Selalu ada resiko atas pilihan itu. Apa pun resikonya, termasuk dimusuhi oleh orang terdekat sekalipun, mestinya tidak membuat seseorang yang telah menerima karya Krsitus itu kemudian melepaskannya lagi. Relasi dengan sesama, apalagi orang-orang terdekat (orang tua dan saudara) adalah penting. Namun, ada yang jauh lebih penting, yakni mengikut Yesus. Bagi setiap orang yang menerima Kristus, bukan lantas betah hidup dalam pertentangan, konflik dan permusuhan. Ia akan berusaha menghadirkan damai itu dalam hidupnya, karena ia telah menerimanya di dalam Kristus. Orang yang menerima Kristus itu mestinya akan belajar dari Kristus: Kristus yang rela menderita bahkan mati demi menghadirkan dalam itu! Adalah keliru jika kita menafsirkan Lukas 12:49-53 sebagai kesempatan untuk hidup dalam permusuhan bahkan pembenaran untuk memusuhi orang-orang yang berbeda keyakinan dengan kita.  

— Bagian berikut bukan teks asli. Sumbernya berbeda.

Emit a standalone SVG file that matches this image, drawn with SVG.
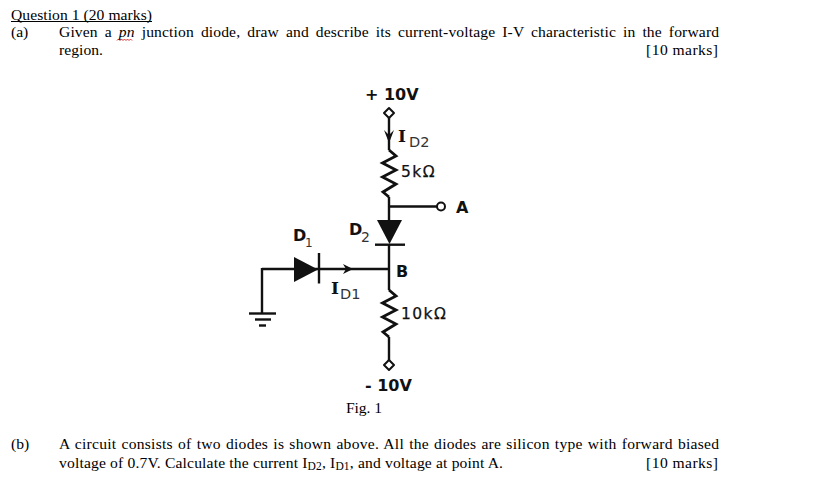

Di bumi Indonesia ini, Tuhan menghadirkan kita. Di sini Tuhan mempercayakan kita menjadi agen-agen perdamaian, bukan pembawa konflik! Pasti ada resiko, namun bukankah Tuhan sudah mengingatkannya kepada kita! Ingatlah pula apa yang dicatat Ibrani 11:29-12:2 banyak kesaksian tentang orang-orang yang setia di jalan Tuhan. Mereka tetap setia dalam pelbagai kondisi dan resiko. Mereka tidak mencari musuh, mereka juga tidak menyalahkan keadaan. Mereka tidak mencari nyaman. Mereka berhasil menjadi alat-alat di tangan-Nya. Bagaimana dengan kita?